Provided data =>
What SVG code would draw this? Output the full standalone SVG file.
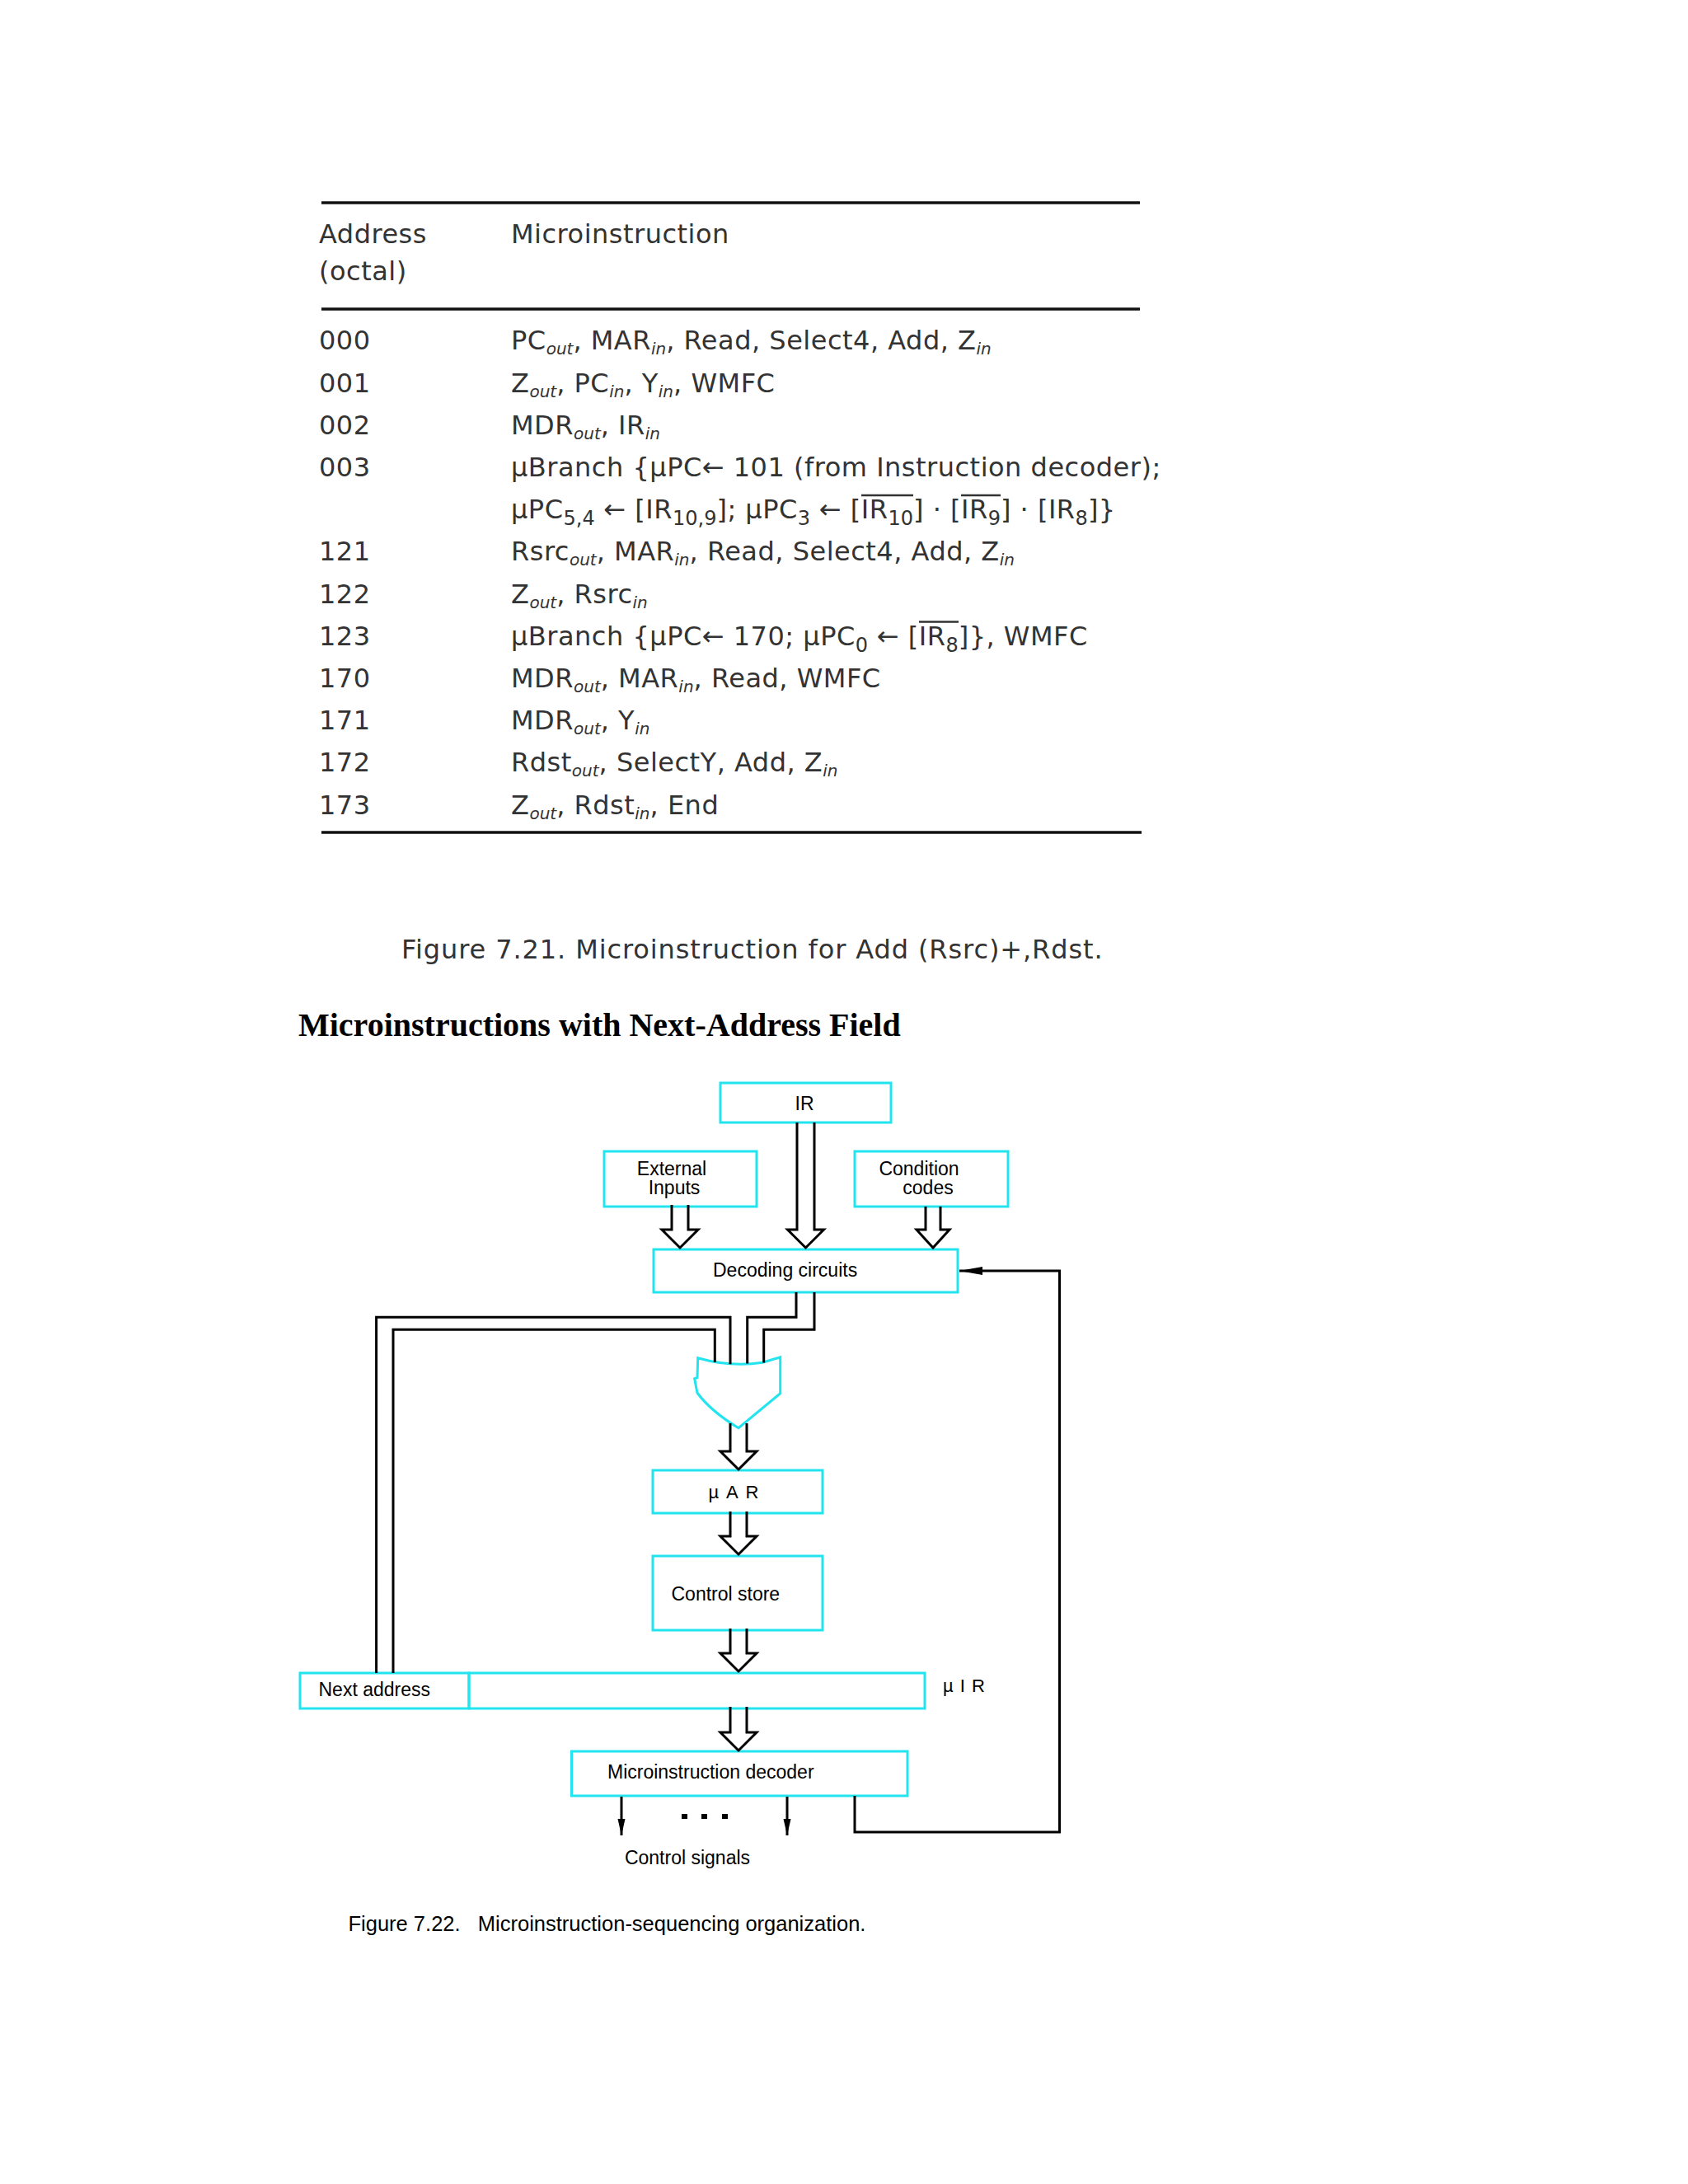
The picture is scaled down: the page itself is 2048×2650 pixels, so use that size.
<svg xmlns="http://www.w3.org/2000/svg" width="2048" height="2650" viewBox="0 0 2048 2650">
<style>
.t{font-family:"DejaVu Sans","Liberation Sans",sans-serif;font-size:32px;fill:#333;letter-spacing:0.5px}
.s{font-size:20px;font-style:italic;letter-spacing:0}
.n{font-size:24px;letter-spacing:0}
.ovl{stroke:#333;stroke-width:2.5}
.rule{stroke:#111;stroke-width:3.5}
.d{font-family:"Liberation Sans",Arial,sans-serif;font-size:23px;fill:#000}
.box{fill:none;stroke:#22e4ee;stroke-width:3}
.bus{fill:none;stroke:#000;stroke-width:3;stroke-linejoin:miter}
.ln{fill:none;stroke:#000;stroke-width:3}
.h{font-family:"Liberation Serif","Times New Roman",serif;font-size:40px;font-weight:bold;fill:#000}
</style>
<defs>
<marker id="fb" markerUnits="userSpaceOnUse" markerWidth="28" markerHeight="10" refX="28" refY="5" orient="auto">
<path d="M0,0 L28,5 L0,10 Z" fill="#000"/>
</marker>
<marker id="cs" markerUnits="userSpaceOnUse" markerWidth="20" markerHeight="10" refX="20" refY="5" orient="auto">
<path d="M0,0.5 L20,5 L0,9.5 Z" fill="#000"/>
</marker>
</defs>
<rect width="2048" height="2650" fill="#fff"/>

<g id="table">
<line class="rule" x1="390" y1="246" x2="1383" y2="246"/>
<line class="rule" x1="390" y1="375" x2="1383" y2="375"/>
<line class="rule" x1="390" y1="1010" x2="1385" y2="1010"/>
<text class="t" x="387" y="295">Address</text>
<text class="t" x="387" y="340">(octal)</text>
<text class="t" x="620" y="295">Microinstruction</text>

<text class="t" x="387" y="424.3">000</text>
<text class="t" x="620" y="424.3">PC<tspan class="s" dy="6">out</tspan><tspan dy="-6">, MAR</tspan><tspan class="s" dy="6">in</tspan><tspan dy="-6">, Read, Select4, Add, Z</tspan><tspan class="s" dy="6">in</tspan></text>

<text class="t" x="387" y="475.5">001</text>
<text class="t" x="620" y="475.5">Z<tspan class="s" dy="6">out</tspan><tspan dy="-6">, PC</tspan><tspan class="s" dy="6">in</tspan><tspan dy="-6">, Y</tspan><tspan class="s" dy="6">in</tspan><tspan dy="-6">, WMFC</tspan></text>

<text class="t" x="387" y="526.7">002</text>
<text class="t" x="620" y="526.7">MDR<tspan class="s" dy="6">out</tspan><tspan dy="-6">, IR</tspan><tspan class="s" dy="6">in</tspan></text>

<text class="t" x="387" y="577.9">003</text>
<text class="t" x="620" y="577.9">µBranch {µPC← 101 (from Instruction decoder);</text>
<text class="t" x="620" y="629.1">µPC<tspan class="n" dy="8">5,4</tspan><tspan dy="-8"> ← [IR</tspan><tspan class="n" dy="8">10,9</tspan><tspan dy="-8">]; µPC</tspan><tspan class="n" dy="8">3</tspan><tspan dy="-8"> ← [IR</tspan><tspan class="n" dy="8">10</tspan><tspan dy="-8">] · [IR</tspan><tspan class="n" dy="8">9</tspan><tspan dy="-8">] · [IR</tspan><tspan class="n" dy="8">8</tspan><tspan dy="-8">]}</tspan></text>
<line class="ovl" x1="1045" y1="601" x2="1108" y2="601"/>
<line class="ovl" x1="1166" y1="601" x2="1214" y2="601"/>

<text class="t" x="387" y="680.3">121</text>
<text class="t" x="620" y="680.3">Rsrc<tspan class="s" dy="6">out</tspan><tspan dy="-6">, MAR</tspan><tspan class="s" dy="6">in</tspan><tspan dy="-6">, Read, Select4, Add, Z</tspan><tspan class="s" dy="6">in</tspan></text>

<text class="t" x="387" y="731.5">122</text>
<text class="t" x="620" y="731.5">Z<tspan class="s" dy="6">out</tspan><tspan dy="-6">, Rsrc</tspan><tspan class="s" dy="6">in</tspan></text>

<text class="t" x="387" y="782.7">123</text>
<text class="t" x="620" y="782.7">µBranch {µPC← 170; µPC<tspan class="n" dy="8">0</tspan><tspan dy="-8"> ← [IR</tspan><tspan class="n" dy="8">8</tspan><tspan dy="-8">]}, WMFC</tspan></text>
<line class="ovl" x1="1115" y1="754.6" x2="1163" y2="754.6"/>

<text class="t" x="387" y="833.9">170</text>
<text class="t" x="620" y="833.9">MDR<tspan class="s" dy="6">out</tspan><tspan dy="-6">, MAR</tspan><tspan class="s" dy="6">in</tspan><tspan dy="-6">, Read, WMFC</tspan></text>

<text class="t" x="387" y="885.1">171</text>
<text class="t" x="620" y="885.1">MDR<tspan class="s" dy="6">out</tspan><tspan dy="-6">, Y</tspan><tspan class="s" dy="6">in</tspan></text>

<text class="t" x="387" y="936.3">172</text>
<text class="t" x="620" y="936.3">Rdst<tspan class="s" dy="6">out</tspan><tspan dy="-6">, SelectY, Add, Z</tspan><tspan class="s" dy="6">in</tspan></text>

<text class="t" x="387" y="987.5">173</text>
<text class="t" x="620" y="987.5">Z<tspan class="s" dy="6">out</tspan><tspan dy="-6">, Rdst</tspan><tspan class="s" dy="6">in</tspan><tspan dy="-6">, End</tspan></text>

<text class="t" x="487" y="1163" style="letter-spacing:0.9px">Figure 7.21. Microinstruction for Add (Rsrc)+,Rdst.</text>
</g>

<text id="heading" class="h" x="362" y="1257">Microinstructions with Next-Address Field</text>

<g id="ir"><rect class="box" x="874" y="1314" width="207" height="48"/><text class="d" x="976" y="1346.5" text-anchor="middle">IR</text></g>
<g id="external-inputs"><rect class="box" x="733" y="1397" width="185" height="67"/><text class="d" x="815" y="1426" text-anchor="middle">External</text><text class="d" x="818" y="1449" text-anchor="middle">Inputs</text></g>
<g id="condition-codes"><rect class="box" x="1037" y="1397" width="186" height="67"/><text class="d" x="1115" y="1426" text-anchor="middle">Condition</text><text class="d" x="1126" y="1449" text-anchor="middle">codes</text></g>
<g id="decoding-circuits"><rect class="box" x="793" y="1516" width="369" height="52"/><text class="d" x="865" y="1549.3">Decoding circuits</text></g>
<g id="or-gate"><path class="box" d="M846.7,1647.7 Q886,1659 925,1653.3 L946.7,1646.7 L946.7,1690.7 L896,1732.7 Q862,1712 846,1690 L844,1680 L842.7,1672.7 L846,1671.7 Z"/></g>
<g id="uar"><rect class="box" x="792" y="1784" width="206" height="52"/><text class="d" x="891" y="1818" text-anchor="middle" style="font-size:22px;letter-spacing:2px">µ A R</text></g>
<g id="control-store"><rect class="box" x="792" y="1888" width="206" height="90"/><text class="d" x="814.5" y="1941.7">Control store</text></g>
<g id="uir"><rect class="box" x="364" y="2030" width="205" height="43"/><rect class="box" x="569" y="2030" width="553" height="43"/><text class="d" x="386.5" y="2058.3">Next address</text><text class="d" x="1144" y="2052.7" style="font-size:22px;letter-spacing:1px">µ I R</text></g>
<g id="microinstruction-decoder"><rect class="box" x="693.5" y="2125" width="407.5" height="54"/><text class="d" x="737" y="2158.3">Microinstruction decoder</text></g>
<g id="control-signals"><rect x="827" y="2201" width="7" height="6" fill="#000"/><rect x="851" y="2201" width="7" height="6" fill="#000"/><rect x="876" y="2201" width="7" height="6" fill="#000"/><text class="d" x="834" y="2261.7" text-anchor="middle">Control signals</text></g>

<g id="connectors">
<path class="bus" d="M815,1462 V1492 H803 L825,1514 L847,1492 H835 V1462"/>
<path class="bus" d="M967,1362 V1492 H955.5 L977.5,1514 L999.5,1492 H988 V1362"/>
<path class="bus" d="M1123,1464 V1492 H1112 L1132,1514 L1152,1492 H1141 V1464"/>
<path class="bus" d="M966,1568 V1598.3 H906.7 V1654.5"/>
<path class="bus" d="M988,1568 V1613.3 H926.7 V1653.5"/>
<path class="bus" d="M456.6,2030 V1598.3 H886 V1655.3"/>
<path class="bus" d="M477,2030 V1613.3 H867.3 V1652.7"/>
<path class="bus" d="M886,1727 V1761 H874 L896,1783 L918,1761 H906 V1727"/>
<path class="bus" d="M886,1834 V1864 H874 L896,1886 L918,1864 H906 V1834"/>
<path class="bus" d="M886,1976 V2006 H874 L896,2028 L918,2006 H906 V1976"/>
<path class="bus" d="M886,2071 V2102 H874 L896,2124 L918,2102 H906 V2071"/>
<path class="ln" d="M1037,2179 V2223 H1285.5 V1542 H1164" marker-end="url(#fb)"/>
<path class="ln" d="M754,2180 V2227" marker-end="url(#cs)"/>
<path class="ln" d="M955,2180 V2227" marker-end="url(#cs)"/>
</g>

<text id="caption-722" class="d" x="422.5" y="2343" style="font-size:25.5px" xml:space="preserve">Figure 7.22.   Microinstruction-sequencing organization.</text>
</svg>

Short exercise => Determine how many lines of the data contain "size" and give nothing but that number.

Answer to this task => 9